Holding — Erickstad, J.
- The Supreme Court of North Dakota held that the Tri-State Insurance Company was entitled to the retained funds as it had superior rights under the doctrine of subrogation.
Rule
- A surety who fulfills a contract after the default of the contractor has superior rights to any unpaid funds over claims based on a subsequent assignment by the contractor.
Reasoning
- The court reasoned that while the plaintiffs claimed entitlement to the funds based on an assignment, the assignment was not effective until delivered to the assignee.
- Since the assignment was accepted by the bank after the surety had already accepted an assignment of the same funds from the construction company, the surety's claim was superior.
- The court distinguished the case from prior rulings by noting that the bank's loans were made without reliance on the assignment or consent from the surety.
- Furthermore, the court pointed out that the surety had already completed the contracts and incurred significant expenses that exceeded the retained funds, leaving no funds available for the bank's assignment.
- Thus, the equitable rights of the surety prevailed, affirming the district court's judgment.
Deep Dive: How the Court Reached Its Decision
Court's Determination of Assignment Effectiveness
The court began its reasoning by asserting that an assignment does not become effective until it is delivered to the assignee. The court noted that the assignment from the construction company to the plaintiffs was not delivered until July 1961, whereas the bonding company had previously accepted an assignment from the construction company of all funds due or to become due on the projects. This timing was critical, as the bonding company’s acceptance of the assignment occurred before the bank’s acceptance, indicating that the bonding company had superior rights to the retained funds. The court emphasized that the effective date of an assignment cannot be accelerated by the consent of the surety, which only served to waive its superior equity relating back to the bond but did not affect the assignment's delivery requirements. Thus, since the bonding company's claim was established first, it was entitled to the funds.

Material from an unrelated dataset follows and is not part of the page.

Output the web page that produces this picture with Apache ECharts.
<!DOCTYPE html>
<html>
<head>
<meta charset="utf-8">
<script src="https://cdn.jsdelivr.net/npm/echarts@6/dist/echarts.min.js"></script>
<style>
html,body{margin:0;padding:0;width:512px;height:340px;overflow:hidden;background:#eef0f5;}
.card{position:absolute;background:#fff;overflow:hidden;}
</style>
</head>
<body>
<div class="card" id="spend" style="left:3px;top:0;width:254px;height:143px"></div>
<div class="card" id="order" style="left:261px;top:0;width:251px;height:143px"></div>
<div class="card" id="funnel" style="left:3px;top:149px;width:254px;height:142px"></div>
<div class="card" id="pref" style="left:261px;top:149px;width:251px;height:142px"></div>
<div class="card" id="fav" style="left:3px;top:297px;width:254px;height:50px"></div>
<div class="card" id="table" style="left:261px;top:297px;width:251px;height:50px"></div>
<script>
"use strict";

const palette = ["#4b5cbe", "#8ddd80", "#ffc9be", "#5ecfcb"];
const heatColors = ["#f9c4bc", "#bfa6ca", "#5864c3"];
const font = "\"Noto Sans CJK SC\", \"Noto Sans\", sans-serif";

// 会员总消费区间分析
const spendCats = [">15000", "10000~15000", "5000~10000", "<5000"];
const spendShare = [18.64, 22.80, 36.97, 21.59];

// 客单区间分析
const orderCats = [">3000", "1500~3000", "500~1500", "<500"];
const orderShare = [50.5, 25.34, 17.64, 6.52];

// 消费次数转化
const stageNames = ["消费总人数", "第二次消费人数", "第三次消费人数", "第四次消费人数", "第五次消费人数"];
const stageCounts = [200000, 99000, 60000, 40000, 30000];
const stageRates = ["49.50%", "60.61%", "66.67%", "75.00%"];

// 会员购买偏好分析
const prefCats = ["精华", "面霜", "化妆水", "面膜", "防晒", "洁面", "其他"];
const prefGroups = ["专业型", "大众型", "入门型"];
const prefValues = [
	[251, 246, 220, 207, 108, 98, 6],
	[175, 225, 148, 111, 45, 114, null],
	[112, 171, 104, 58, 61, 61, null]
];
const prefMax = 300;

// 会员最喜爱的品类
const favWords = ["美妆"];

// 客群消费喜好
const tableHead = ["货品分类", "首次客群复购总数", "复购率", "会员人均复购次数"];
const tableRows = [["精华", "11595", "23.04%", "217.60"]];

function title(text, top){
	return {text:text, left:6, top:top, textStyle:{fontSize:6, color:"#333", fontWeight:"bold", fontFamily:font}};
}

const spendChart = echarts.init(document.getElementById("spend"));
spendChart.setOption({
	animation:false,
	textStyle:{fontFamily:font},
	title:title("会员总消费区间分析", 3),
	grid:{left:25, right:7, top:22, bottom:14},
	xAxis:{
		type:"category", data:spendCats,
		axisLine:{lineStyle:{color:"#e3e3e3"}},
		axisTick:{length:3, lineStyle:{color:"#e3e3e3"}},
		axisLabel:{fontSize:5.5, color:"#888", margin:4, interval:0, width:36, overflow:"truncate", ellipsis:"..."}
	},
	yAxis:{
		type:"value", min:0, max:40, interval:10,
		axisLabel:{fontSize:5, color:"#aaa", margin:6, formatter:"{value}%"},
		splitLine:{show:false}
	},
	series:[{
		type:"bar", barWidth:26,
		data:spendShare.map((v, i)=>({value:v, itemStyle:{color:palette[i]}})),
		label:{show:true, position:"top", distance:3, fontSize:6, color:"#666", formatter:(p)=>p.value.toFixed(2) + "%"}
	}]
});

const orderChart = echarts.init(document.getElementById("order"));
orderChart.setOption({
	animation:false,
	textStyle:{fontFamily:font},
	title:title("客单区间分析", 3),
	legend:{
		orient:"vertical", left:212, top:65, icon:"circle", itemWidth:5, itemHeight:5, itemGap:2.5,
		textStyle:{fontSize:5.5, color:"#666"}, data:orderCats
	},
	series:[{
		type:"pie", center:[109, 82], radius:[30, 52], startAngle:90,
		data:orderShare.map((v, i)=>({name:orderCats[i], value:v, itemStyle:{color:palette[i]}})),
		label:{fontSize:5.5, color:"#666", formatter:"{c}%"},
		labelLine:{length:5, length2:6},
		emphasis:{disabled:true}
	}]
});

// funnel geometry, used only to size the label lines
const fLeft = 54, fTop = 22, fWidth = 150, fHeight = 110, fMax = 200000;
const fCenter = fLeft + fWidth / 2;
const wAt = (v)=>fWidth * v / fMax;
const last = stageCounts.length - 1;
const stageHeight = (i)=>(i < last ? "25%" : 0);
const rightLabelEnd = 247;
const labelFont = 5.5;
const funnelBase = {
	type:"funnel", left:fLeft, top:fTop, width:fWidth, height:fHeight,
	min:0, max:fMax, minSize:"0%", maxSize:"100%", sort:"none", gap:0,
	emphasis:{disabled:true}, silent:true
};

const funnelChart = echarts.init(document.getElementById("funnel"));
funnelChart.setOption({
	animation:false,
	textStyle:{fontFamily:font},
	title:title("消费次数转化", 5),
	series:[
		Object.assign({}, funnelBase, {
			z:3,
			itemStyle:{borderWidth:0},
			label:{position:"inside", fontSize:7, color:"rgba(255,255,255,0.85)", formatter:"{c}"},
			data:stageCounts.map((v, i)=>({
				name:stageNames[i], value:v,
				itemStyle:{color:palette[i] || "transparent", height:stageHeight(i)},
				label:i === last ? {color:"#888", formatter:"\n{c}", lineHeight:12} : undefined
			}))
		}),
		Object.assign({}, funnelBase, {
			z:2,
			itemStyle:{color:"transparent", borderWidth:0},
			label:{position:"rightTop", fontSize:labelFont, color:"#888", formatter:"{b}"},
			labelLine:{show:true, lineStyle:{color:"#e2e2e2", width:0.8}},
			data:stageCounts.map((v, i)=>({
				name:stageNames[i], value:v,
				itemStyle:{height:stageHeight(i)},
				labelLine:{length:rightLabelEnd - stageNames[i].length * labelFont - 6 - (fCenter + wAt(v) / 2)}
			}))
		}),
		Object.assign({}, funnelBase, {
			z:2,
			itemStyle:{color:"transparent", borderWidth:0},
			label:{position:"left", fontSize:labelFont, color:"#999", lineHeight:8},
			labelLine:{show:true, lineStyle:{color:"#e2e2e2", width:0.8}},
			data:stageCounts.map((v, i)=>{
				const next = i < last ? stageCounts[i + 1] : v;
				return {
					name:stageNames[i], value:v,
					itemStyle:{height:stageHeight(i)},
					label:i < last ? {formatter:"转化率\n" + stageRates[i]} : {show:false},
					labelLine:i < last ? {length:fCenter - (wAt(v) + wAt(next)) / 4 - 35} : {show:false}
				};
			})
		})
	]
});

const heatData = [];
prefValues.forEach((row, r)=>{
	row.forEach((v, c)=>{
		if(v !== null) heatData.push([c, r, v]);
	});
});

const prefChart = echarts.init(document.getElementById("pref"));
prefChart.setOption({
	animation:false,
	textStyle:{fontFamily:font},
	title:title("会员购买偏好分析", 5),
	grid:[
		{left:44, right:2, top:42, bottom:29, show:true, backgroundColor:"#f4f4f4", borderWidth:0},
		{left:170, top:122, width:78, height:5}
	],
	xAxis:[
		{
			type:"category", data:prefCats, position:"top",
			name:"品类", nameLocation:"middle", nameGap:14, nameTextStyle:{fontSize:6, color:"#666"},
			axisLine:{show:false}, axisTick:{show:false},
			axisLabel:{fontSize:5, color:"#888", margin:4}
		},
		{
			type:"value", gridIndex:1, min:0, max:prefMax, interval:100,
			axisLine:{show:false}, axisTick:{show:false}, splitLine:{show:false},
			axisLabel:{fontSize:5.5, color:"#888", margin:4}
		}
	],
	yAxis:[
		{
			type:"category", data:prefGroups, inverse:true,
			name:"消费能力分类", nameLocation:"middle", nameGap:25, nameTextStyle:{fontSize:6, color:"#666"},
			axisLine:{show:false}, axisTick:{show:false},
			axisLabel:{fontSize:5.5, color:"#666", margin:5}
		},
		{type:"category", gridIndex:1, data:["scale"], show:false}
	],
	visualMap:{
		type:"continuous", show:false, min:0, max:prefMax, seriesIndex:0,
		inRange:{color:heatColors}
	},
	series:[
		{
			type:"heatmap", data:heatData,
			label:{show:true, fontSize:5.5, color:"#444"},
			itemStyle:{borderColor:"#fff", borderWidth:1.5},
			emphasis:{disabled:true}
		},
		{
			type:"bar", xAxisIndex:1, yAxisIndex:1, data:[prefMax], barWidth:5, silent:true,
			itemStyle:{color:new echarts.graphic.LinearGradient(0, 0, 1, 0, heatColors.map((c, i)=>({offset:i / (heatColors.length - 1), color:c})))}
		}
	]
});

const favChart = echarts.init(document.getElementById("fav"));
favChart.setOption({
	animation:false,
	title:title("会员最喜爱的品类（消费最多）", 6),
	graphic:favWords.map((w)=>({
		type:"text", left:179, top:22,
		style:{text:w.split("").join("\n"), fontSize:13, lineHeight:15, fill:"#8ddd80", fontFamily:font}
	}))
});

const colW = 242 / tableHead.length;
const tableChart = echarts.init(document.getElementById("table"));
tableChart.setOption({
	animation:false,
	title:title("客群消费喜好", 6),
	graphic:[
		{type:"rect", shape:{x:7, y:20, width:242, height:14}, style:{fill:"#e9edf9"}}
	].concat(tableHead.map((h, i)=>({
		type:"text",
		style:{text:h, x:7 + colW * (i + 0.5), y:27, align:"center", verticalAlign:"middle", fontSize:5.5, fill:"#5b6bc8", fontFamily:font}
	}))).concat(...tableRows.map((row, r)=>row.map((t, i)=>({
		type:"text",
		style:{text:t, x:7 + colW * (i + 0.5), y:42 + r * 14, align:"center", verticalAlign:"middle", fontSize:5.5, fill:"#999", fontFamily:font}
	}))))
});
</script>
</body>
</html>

Distinguishing Previous Case Law
In its analysis, the court distinguished the present case from prior rulings, particularly citing Seaboard Surety Co. v. First Nat'l Bank Trust Co. In Seaboard, the bank’s lending decision was contingent upon receiving an assignment that had been consented to by the surety. In contrast, the loans made to the construction company in this case occurred without the bank's knowledge of or reliance on the assignment or the surety's consent. The court highlighted that the loans were extended based on the construction company’s creditworthiness and not on the assignment purportedly made to the bank. This key difference in the reliance on the assignment led the court to conclude that the surety's rights were not compromised by the bank's later acceptance of the assignment.
Equitable Doctrine of Subrogation
The court further reasoned that the equitable doctrine of subrogation justified the bonding company’s claim to the funds. By completing the highway contracts after the construction company's default, the bonding company had incurred significant expenses that exceeded the amount being held by the state. The bonding company’s expenditures were directly related to its role as surety, thus granting it equitable rights to the funds remaining in court. The court noted that subrogation allows a surety to step into the shoes of the creditor and claim any unpaid funds that are owed to the contractor, particularly when those funds are necessary to reimburse the surety for costs incurred to fulfill the contract. Since the bonding company had fulfilled this role and the construction company had defaulted, the court ruled that the bonding company’s claim was legitimate and superior to that of the plaintiffs.
Conclusion of the Court
Ultimately, the court affirmed the district court's judgment that awarded the retained funds to the Tri-State Insurance Company. The court found that the surety's claim was anchored in a clear and legally supported right to the funds, bolstered by the principle of subrogation and the timing of the assignments. The plaintiffs' claims were insufficient to overcome the surety's established rights, as the assignment to the bank was not effective at the time the bonding company had already accepted its own assignment from the construction company. In summary, the court recognized the importance of timing and delivery in assignment law, ultimately determining that the surety's equitable rights prevailed in this case.